Renovations Worth the Cost
Restaurant renovations are all the rage. But the price of being pretty sometimes defies the practicality.
“Getting a good return on investment is a significant part of the determination,” says Dennis Lombardi, executive vice president, foodservice strategy at design firm WD Partners in Columbus, Ohio. “When renovating, you need to look at each of the major areas and all of the components. Then ask, ‘What is the likely return on this?’ It creates discipline to do a cost-benefit analysis on the project,” he explains.
The equation could include finding a better use of space in the front and back of the house, or installing energy-efficient lighting, plumbing, kitchen equipment, and climate controls. While these costs may take longer to recoup, they can save money in the long run and generate other benefits.
“If I can tighten up the kitchen and use state-of-the-art equipment, I can operate with two or three people during slow periods, not five or six,” says Paul Mangiamele, president and chief executive at Bennigan’s Franchising Co., which has undertaken a chain-wide makeover that includes remodeling existing units and creating a new prototype for future ones.
Most of the Dallas-based chain’s 80 units are owned by franchisees, who must shell out a hefty investment, roughly $200,000, to fund their renovations. But operators are encouraged by the success of the first remodel, in Chicago, which is recording double-digit sales gains.
“I’d rather create an atmosphere where franchisees want to do this,” Mangiamele notes.
Want to vs. need to is another aspect that has to be addressed. And these days, it typically makes economic sense to remodel an existing space rather than build new. That’s what renowned chef-operator Richard Sandoval did when he opened Zengo New York in 2010.
“The (prior) owner spent $5–6 million building it out, and we went in and spent $2 million,” he says. “The budget is lowered incredibly [when working in an existing restaurant space] and you want to spend most of your dollars inside the restaurant, where it impacts the diner.”

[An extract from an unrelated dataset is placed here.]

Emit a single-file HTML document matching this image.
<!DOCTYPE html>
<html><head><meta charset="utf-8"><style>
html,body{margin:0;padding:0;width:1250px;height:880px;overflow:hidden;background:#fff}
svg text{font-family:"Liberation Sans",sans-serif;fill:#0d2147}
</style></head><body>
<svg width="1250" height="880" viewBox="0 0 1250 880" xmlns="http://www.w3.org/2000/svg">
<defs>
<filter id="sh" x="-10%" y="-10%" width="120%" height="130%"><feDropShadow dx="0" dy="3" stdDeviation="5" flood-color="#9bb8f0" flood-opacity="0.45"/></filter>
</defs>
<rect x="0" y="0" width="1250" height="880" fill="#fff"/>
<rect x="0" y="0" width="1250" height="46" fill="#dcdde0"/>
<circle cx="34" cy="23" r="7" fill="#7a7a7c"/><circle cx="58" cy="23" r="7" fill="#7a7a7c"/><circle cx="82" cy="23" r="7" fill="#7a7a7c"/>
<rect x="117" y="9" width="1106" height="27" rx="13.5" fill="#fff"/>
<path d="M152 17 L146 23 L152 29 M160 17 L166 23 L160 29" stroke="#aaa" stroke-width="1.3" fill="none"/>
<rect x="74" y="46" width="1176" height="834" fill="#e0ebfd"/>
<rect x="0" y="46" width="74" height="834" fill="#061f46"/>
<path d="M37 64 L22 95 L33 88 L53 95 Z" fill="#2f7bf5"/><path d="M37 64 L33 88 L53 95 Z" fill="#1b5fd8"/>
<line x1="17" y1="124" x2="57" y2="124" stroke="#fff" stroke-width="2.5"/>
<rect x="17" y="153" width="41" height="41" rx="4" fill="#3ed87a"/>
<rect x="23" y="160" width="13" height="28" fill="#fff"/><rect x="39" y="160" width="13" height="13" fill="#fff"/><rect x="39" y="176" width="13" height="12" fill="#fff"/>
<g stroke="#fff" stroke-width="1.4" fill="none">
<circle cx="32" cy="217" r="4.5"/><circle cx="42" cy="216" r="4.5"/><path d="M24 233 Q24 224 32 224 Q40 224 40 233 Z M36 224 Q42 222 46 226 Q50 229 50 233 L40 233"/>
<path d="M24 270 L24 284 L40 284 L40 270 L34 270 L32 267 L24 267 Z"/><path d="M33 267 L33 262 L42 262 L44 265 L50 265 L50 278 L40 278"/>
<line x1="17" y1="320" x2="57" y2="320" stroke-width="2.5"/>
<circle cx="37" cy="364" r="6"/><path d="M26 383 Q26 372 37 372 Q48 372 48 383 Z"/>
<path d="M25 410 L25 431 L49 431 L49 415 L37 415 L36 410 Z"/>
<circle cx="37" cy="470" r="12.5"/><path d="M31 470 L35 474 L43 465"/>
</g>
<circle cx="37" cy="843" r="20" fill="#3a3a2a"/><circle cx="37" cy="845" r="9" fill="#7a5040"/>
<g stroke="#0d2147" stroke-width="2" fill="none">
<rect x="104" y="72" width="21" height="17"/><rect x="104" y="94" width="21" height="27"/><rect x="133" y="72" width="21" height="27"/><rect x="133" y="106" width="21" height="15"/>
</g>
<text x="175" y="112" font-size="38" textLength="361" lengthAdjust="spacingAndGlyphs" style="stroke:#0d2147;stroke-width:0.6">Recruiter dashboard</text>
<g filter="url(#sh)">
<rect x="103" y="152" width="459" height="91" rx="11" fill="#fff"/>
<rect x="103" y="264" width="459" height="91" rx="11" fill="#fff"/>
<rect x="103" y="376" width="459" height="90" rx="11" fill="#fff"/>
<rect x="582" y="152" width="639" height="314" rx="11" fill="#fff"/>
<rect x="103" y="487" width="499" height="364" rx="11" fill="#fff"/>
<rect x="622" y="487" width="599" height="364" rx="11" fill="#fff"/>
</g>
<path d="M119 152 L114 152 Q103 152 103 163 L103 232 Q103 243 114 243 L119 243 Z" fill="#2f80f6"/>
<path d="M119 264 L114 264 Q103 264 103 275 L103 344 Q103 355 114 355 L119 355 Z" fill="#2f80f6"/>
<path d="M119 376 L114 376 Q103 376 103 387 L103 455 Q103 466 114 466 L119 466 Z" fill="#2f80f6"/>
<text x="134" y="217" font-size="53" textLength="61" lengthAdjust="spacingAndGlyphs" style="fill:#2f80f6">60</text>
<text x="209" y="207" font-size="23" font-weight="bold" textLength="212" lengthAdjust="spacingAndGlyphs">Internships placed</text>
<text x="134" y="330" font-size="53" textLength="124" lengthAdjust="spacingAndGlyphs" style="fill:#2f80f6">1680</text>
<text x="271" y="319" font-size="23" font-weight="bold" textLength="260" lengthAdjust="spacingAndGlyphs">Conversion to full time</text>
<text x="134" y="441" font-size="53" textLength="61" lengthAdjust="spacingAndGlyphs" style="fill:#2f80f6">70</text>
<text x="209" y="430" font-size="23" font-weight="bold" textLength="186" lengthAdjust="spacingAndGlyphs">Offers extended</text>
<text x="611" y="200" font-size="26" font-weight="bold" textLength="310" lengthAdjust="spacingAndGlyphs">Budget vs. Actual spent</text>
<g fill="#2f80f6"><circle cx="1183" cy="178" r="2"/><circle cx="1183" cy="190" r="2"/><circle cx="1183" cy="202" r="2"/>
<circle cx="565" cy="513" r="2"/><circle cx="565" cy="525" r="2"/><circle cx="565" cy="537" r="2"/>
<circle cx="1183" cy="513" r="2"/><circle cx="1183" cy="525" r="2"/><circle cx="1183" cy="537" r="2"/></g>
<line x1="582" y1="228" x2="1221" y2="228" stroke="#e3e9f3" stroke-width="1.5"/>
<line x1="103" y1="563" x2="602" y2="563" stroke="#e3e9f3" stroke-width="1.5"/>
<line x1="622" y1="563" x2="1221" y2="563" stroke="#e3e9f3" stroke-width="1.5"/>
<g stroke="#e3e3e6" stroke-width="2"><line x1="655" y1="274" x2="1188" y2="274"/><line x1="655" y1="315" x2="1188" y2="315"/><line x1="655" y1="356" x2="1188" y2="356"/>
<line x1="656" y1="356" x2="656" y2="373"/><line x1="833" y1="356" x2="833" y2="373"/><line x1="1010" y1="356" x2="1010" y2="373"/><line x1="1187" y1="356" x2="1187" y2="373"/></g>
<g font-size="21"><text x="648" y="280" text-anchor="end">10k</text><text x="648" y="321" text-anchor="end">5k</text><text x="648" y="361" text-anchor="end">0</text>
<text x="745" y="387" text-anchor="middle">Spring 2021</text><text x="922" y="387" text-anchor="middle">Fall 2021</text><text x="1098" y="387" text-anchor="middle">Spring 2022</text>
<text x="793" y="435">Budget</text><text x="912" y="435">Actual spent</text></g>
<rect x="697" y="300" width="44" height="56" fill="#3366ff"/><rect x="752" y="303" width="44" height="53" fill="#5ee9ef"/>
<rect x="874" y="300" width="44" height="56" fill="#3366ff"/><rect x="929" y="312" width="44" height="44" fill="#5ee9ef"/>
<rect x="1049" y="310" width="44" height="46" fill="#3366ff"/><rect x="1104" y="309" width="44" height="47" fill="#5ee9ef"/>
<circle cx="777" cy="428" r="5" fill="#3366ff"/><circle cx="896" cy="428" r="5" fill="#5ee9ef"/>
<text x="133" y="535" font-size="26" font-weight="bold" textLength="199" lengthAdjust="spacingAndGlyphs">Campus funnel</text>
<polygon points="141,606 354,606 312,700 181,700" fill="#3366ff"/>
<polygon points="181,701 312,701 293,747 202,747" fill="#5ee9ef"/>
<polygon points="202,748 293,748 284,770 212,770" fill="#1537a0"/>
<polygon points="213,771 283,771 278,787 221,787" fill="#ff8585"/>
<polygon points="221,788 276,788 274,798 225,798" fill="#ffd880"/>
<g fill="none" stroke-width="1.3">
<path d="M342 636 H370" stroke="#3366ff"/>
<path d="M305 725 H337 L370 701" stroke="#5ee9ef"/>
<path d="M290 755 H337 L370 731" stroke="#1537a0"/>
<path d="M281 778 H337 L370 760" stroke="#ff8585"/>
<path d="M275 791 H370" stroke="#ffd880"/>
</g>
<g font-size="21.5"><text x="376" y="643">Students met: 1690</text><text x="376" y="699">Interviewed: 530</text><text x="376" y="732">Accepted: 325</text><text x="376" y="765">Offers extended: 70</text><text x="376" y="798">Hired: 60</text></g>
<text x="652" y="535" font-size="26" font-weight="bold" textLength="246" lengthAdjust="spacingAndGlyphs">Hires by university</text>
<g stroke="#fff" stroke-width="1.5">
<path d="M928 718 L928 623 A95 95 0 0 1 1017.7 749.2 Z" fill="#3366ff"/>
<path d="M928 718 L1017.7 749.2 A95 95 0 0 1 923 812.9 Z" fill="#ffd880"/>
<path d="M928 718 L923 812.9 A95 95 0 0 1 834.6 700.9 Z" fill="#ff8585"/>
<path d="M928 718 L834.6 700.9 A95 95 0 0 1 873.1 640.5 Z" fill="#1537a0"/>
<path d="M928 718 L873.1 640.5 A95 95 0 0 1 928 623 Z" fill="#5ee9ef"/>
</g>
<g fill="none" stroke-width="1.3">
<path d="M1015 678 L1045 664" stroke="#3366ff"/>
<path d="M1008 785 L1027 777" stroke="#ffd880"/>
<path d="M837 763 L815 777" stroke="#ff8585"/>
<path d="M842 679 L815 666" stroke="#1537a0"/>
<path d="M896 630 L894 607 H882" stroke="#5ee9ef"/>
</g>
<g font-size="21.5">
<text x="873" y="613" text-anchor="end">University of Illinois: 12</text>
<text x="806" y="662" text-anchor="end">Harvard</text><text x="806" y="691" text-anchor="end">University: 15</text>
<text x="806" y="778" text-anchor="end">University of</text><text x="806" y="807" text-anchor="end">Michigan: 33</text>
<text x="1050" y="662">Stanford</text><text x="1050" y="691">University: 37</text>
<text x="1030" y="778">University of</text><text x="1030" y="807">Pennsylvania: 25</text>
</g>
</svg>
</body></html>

Sandoval’s organization, which operates 30 contemporary Latin-cuisine restaurants worldwide, looks to renovate its units every six or seven years to keep them fresh. “Food trends and diners’ tastes change, and operators must stay in step with that,” he says.
This year, he spruced up Maya, the Gotham restaurant that launched his career 15 years ago. Maya was closed 10 days for the redesign, which includes a new tequila bar next door.
“We look at the projected investment to see if it makes sense,” Sandoval notes. “You have to do the calculations to be confident in what your return will be.”
Atlanta’s cutting-edge Southern cuisine restaurant, Food 101, flagship of the seven-unit 101 Concepts Group, underwent a major renovation in November that required a 10-day hiatus. The project was largely driven by a need to upgrade the outdated kitchen, which now has 70 percent new equipment, but the company also remodeled the front of the house including a switch to butcher block tables from tablecloth.
“People eat differently now than they did 13 years ago when we opened,” says co-owner Chris Segal. “Dining has become more casual, and consumers are increasingly seeking healthier offerings that require different cooking techniques.”